Today was a weird day. I found out after class that my dog was put down last night. This further confirms my theory that no conversation started by my father with “Hey Em” (or “Hey kid,”) ever ends without something horrible happening in it.

Linguistic weirdness aside, I didn’t think this was a particularly sad thing. The dog was very old for a greyhound, and had been very sick for a long time. She was put down at home, and as far as doggy lives go she lived a remarkably good one. I was bummed out, but we all knew it was coming.

Then I returned to the host compound of unusually spiked emotions, where–after my host mother told me she was going to whip me so I learn Wolof, because that is the way to make your host child less scared of you of course–I spent most of lunch trying not to cry. (Which, to be fair, not the first time that this has happened. This is just the first time that the reason for the tears wasn’t in the room while I was eating.)

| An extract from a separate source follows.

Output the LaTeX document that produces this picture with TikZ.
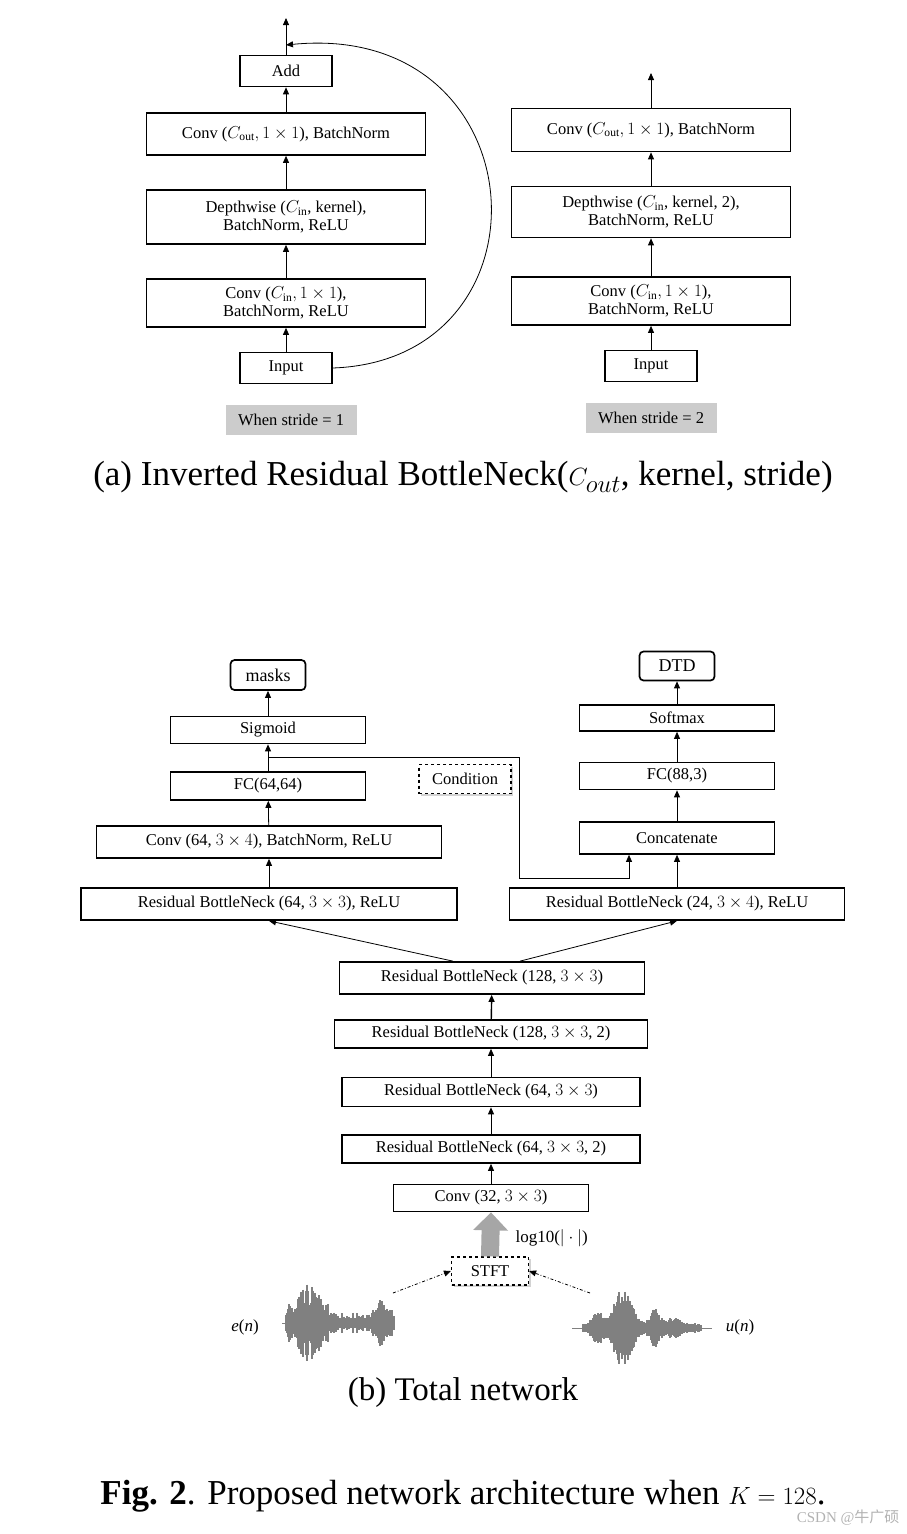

After I finished lunch (and the subsequent mostly-joking fight with my host mom about how I hadn’t eaten enough), I retreated to my room, where I broke down sobbing.

So that was unexpected.

I had the good sense to do the thing that I do when I’m upset here where I cry into a bath towel to muffle it (yes, typing that sentence out does make me realize that I sound mentally ill, we’re working on it) becaues the walls are thin. I’m a loud and kind of visibly gross crier, so who knows how much of my family asking whether I was sleeping is actually them politely Not Acknowledging that they can tell that I’ve been crying for the last half hour.

I haven’t told them why I’m sad yet. I don’t want to have to explain why the death of a domestic animal makes me sad, and I don’t know that it would be readily understood (given that pets here are Not a Thing). Plus there’s the additional level of surprise that I’m rocking at how sad it has apparently made me. My emotions are completely out of whack since I got here.

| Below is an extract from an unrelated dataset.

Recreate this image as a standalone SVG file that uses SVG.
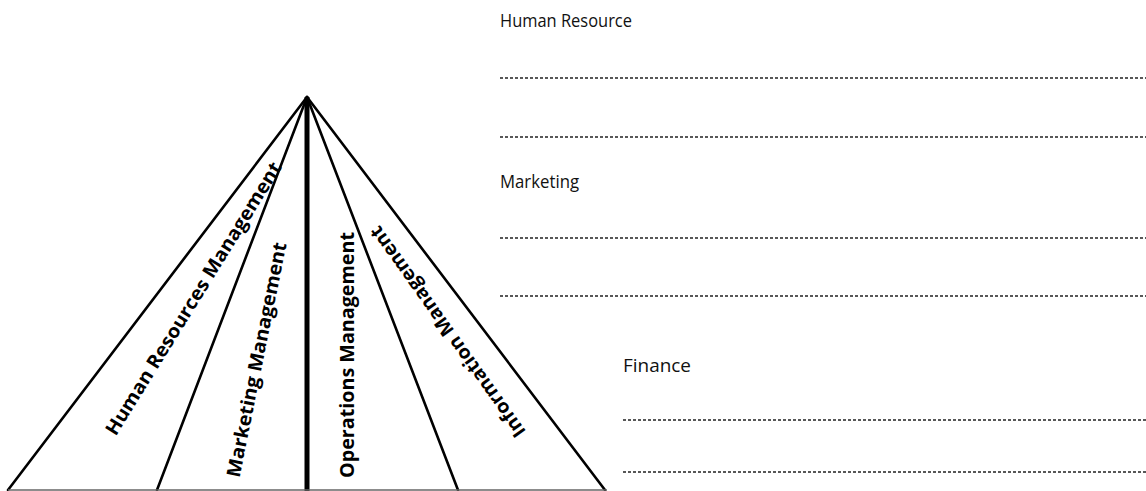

There’s also the added weirdness that I have actually not been able to vocalize “mon chien est mort” (language practice!) without starting crying again, and I’m increasingly worried that my host mother’s way of comforting me should I cry in front of her will involve yelling. She’s not mean, but she is a strong presence. A strong, kind of scary, presence.

So I think for the rest of the day minimal cultural immersion is probably the best course for everyone. Woohoo, learning experiences!

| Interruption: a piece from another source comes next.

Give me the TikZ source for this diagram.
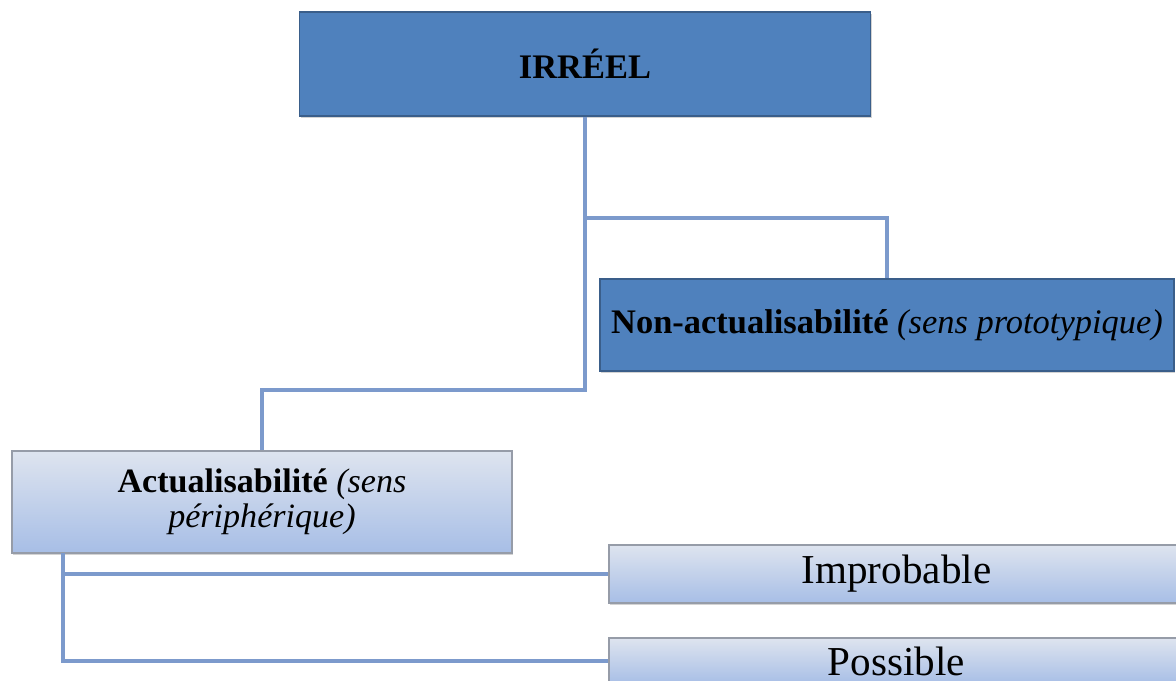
\documentclass[tikz,border=0pt]{standalone}
\usepackage{fontspec}
\setmainfont{Liberation Serif}
\usepackage{tikz}
\tikzset{>=latex}
\usetikzlibrary{calc,shadows}
\definecolor{darkfill}{RGB}{79,129,189}
\definecolor{darkedge}{RGB}{58,94,138}
\definecolor{paletop}{RGB}{222,228,239}
\definecolor{palebot}{RGB}{167,190,230}
\definecolor{paleedge}{RGB}{150,156,168}
\definecolor{linkcol}{RGB}{124,154,204}

\begin{document}
\begin{tikzpicture}[x=0.02cm,y=-0.02cm,
    darkbox/.style={draw=darkedge,fill=darkfill,line width=0.6pt,inner sep=0pt,
        drop shadow={shadow xshift=0.6pt,shadow yshift=-1.4pt,opacity=0.35}},
    palebox/.style={draw=paleedge,top color=paletop,bottom color=palebot,line width=0.6pt,inner sep=0pt,
        drop shadow={shadow xshift=0.6pt,shadow yshift=-1.4pt,opacity=0.35}},
    link/.style={draw=linkcol,line width=1.8pt}]
    \useasboundingbox (0,0) rectangle (1176,680);
    \node[darkbox,minimum width=571*0.02cm,minimum height=104*0.02cm,font=\bfseries\fontsize{19.6}{20}\selectfont] (irreel) at (585,64) {IRRÉEL};
    \node[darkbox,minimum width=574*0.02cm,minimum height=92*0.02cm,font=\fontsize{19.6}{20}\selectfont] (nonact) at (887,325) {\textbf{Non-actualisabilité} \textit{(sens prototypique)}};
    \node[palebox,minimum width=500*0.02cm,minimum height=102*0.02cm,align=center,font=\fontsize{19.4}{20}\selectfont] (actu) at (262,502) {\textbf{Actualisabilité} \textit{(sens}\\\textit{périphérique)}};
    \node[palebox,minimum width=575*0.02cm,minimum height=58*0.02cm,font=\fontsize{23.4}{24}\selectfont] (improb) at (896.5,574) {Improbable};
    \node[palebox,minimum width=575*0.02cm,minimum height=46*0.02cm,font=\fontsize{23.4}{24}\selectfont] (poss) at (896.5,661) {Possible};
    \coordinate (split) at (585,218);
    \coordinate (bend) at (585,390);
    \coordinate (foot) at (63,553);
    \draw[link] (irreel.south) -- (split) -| (nonact.north);
    \draw[link] (split) -- (bend) -| (actu.north);
    \draw[link] (foot) |- (improb.west);
    \draw[link] (foot) |- (poss.west);
\end{tikzpicture}
\end{document}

RIP Nutmeg. You were an excellent dog.

2 thoughts on “Host Compound of Unusually Spiked Emotions

  1. I am so sorry about Nutmeg, she was such a sweetheart. But glad she had a great life and that you were semi-prepared. My dad actually also starts bad conversations with “hey em” “hey kid” and “hey kiddo” probably means it’s extra bad and was how the same conversation about my cat was begun… Isn’t it odd how probably if things weren’t bad no name would be used? It would just be “hey.”

    I hope you don’t get whipped… but then you could claim that was why you were crying!

    • Thanks for your kind words about Nutmeg. I think the dads must learn this in dad classes, or something. Like, ladies go to lamaze, men learn how to break horrible news to children in predictable ways.

      Hahah, I think I’m unlikely to get whipped. The four-year-old who keeps hitting me in the face, perhaps, but not me. Yay, what I hope was humor!